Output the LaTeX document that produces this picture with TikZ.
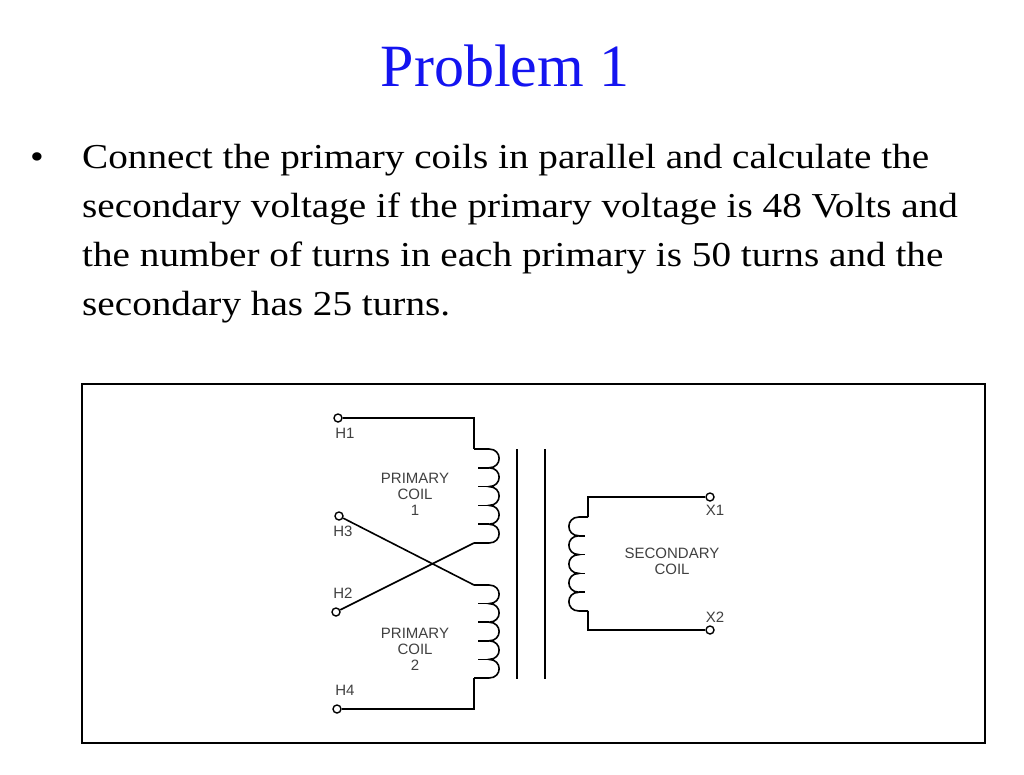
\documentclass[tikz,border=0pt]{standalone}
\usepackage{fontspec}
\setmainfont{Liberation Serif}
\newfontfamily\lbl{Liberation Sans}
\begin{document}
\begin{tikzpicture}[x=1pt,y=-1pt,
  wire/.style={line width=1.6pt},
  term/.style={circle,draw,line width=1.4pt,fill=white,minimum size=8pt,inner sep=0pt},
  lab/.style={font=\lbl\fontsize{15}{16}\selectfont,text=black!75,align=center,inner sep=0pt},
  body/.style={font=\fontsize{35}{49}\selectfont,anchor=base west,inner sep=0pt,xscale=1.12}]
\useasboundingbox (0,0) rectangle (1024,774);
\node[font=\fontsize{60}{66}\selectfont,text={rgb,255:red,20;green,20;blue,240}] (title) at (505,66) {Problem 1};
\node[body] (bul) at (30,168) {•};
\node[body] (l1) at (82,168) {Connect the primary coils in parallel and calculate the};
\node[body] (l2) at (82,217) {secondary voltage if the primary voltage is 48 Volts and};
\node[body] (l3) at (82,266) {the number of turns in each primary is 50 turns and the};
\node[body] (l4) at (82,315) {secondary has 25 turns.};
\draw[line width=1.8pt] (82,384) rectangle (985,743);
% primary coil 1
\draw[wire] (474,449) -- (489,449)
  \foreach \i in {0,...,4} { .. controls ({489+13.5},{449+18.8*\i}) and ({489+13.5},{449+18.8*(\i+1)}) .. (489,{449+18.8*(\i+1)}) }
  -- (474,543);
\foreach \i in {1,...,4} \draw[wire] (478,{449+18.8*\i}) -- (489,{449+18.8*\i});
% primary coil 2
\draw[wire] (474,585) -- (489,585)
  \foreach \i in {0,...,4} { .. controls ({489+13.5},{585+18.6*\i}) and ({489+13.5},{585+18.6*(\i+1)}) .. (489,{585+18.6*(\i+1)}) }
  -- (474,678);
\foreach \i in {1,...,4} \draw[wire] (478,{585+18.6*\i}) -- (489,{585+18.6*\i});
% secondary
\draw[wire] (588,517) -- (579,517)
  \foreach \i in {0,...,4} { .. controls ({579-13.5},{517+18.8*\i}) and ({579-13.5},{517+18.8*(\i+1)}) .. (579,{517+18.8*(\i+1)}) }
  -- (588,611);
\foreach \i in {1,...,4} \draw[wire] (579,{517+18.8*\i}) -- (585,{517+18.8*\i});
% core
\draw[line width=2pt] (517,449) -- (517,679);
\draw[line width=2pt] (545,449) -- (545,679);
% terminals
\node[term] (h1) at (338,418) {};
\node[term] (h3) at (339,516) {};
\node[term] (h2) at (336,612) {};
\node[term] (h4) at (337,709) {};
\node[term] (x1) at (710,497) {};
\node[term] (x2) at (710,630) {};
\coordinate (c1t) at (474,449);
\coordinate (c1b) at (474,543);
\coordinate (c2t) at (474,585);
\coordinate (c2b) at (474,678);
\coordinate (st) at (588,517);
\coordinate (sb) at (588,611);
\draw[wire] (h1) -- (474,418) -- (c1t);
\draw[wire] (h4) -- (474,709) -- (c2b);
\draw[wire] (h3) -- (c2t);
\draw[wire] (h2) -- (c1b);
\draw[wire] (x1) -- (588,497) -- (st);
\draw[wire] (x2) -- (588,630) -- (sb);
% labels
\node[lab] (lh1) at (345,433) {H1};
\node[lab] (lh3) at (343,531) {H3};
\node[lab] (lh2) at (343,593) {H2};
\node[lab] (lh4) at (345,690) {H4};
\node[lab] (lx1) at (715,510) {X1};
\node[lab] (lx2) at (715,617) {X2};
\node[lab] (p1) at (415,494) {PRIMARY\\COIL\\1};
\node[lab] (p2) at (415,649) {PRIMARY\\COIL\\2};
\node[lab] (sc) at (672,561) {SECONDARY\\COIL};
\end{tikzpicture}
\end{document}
:::::
## OBJECTIVE
Would you return the data exactly as written, without the pictures?

## FINISHED ANSWER
Output the LaTeX document that produces this picture with TikZ.
\documentclass[tikz,border=0pt]{standalone}
\usepackage{fontspec}
\setmainfont{Liberation Serif}
\newfontfamily\lbl{Liberation Sans}
\begin{document}
\begin{tikzpicture}[x=1pt,y=-1pt,
  wire/.style={line width=1.6pt},
  term/.style={circle,draw,line width=1.4pt,fill=white,minimum size=8pt,inner sep=0pt},
  lab/.style={font=\lbl\fontsize{15}{16}\selectfont,text=black!75,align=center,inner sep=0pt},
  body/.style={font=\fontsize{35}{49}\selectfont,anchor=base west,inner sep=0pt,xscale=1.12}]
\useasboundingbox (0,0) rectangle (1024,774);
\node[font=\fontsize{60}{66}\selectfont,text={rgb,255:red,20;green,20;blue,240}] (title) at (505,66) {Problem 1};
\node[body] (bul) at (30,168) {•};
\node[body] (l1) at (82,168) {Connect the primary coils in parallel and calculate the};
\node[body] (l2) at (82,217) {secondary voltage if the primary voltage is 48 Volts and};
\node[body] (l3) at (82,266) {the number of turns in each primary is 50 turns and the};
\node[body] (l4) at (82,315) {secondary has 25 turns.};
\draw[line width=1.8pt] (82,384) rectangle (985,743);
% primary coil 1
\draw[wire] (474,449) -- (489,449)
  \foreach \i in {0,...,4} { .. controls ({489+13.5},{449+18.8*\i}) and ({489+13.5},{449+18.8*(\i+1)}) .. (489,{449+18.8*(\i+1)}) }
  -- (474,543);
\foreach \i in {1,...,4} \draw[wire] (478,{449+18.8*\i}) -- (489,{449+18.8*\i});
% primary coil 2
\draw[wire] (474,585) -- (489,585)
  \foreach \i in {0,...,4} { .. controls ({489+13.5},{585+18.6*\i}) and ({489+13.5},{585+18.6*(\i+1)}) .. (489,{585+18.6*(\i+1)}) }
  -- (474,678);
\foreach \i in {1,...,4} \draw[wire] (478,{585+18.6*\i}) -- (489,{585+18.6*\i});
% secondary
\draw[wire] (588,517) -- (579,517)
  \foreach \i in {0,...,4} { .. controls ({579-13.5},{517+18.8*\i}) and ({579-13.5},{517+18.8*(\i+1)}) .. (579,{517+18.8*(\i+1)}) }
  -- (588,611);
\foreach \i in {1,...,4} \draw[wire] (579,{517+18.8*\i}) -- (585,{517+18.8*\i});
% core
\draw[line width=2pt] (517,449) -- (517,679);
\draw[line width=2pt] (545,449) -- (545,679);
% terminals
\node[term] (h1) at (338,418) {};
\node[term] (h3) at (339,516) {};
\node[term] (h2) at (336,612) {};
\node[term] (h4) at (337,709) {};
\node[term] (x1) at (710,497) {};
\node[term] (x2) at (710,630) {};
\coordinate (c1t) at (474,449);
\coordinate (c1b) at (474,543);
\coordinate (c2t) at (474,585);
\coordinate (c2b) at (474,678);
\coordinate (st) at (588,517);
\coordinate (sb) at (588,611);
\draw[wire] (h1) -- (474,418) -- (c1t);
\draw[wire] (h4) -- (474,709) -- (c2b);
\draw[wire] (h3) -- (c2t);
\draw[wire] (h2) -- (c1b);
\draw[wire] (x1) -- (588,497) -- (st);
\draw[wire] (x2) -- (588,630) -- (sb);
% labels
\node[lab] (lh1) at (345,433) {H1};
\node[lab] (lh3) at (343,531) {H3};
\node[lab] (lh2) at (343,593) {H2};
\node[lab] (lh4) at (345,690) {H4};
\node[lab] (lx1) at (715,510) {X1};
\node[lab] (lx2) at (715,617) {X2};
\node[lab] (p1) at (415,494) {PRIMARY\\COIL\\1};
\node[lab] (p2) at (415,649) {PRIMARY\\COIL\\2};
\node[lab] (sc) at (672,561) {SECONDARY\\COIL};
\end{tikzpicture}
\end{document}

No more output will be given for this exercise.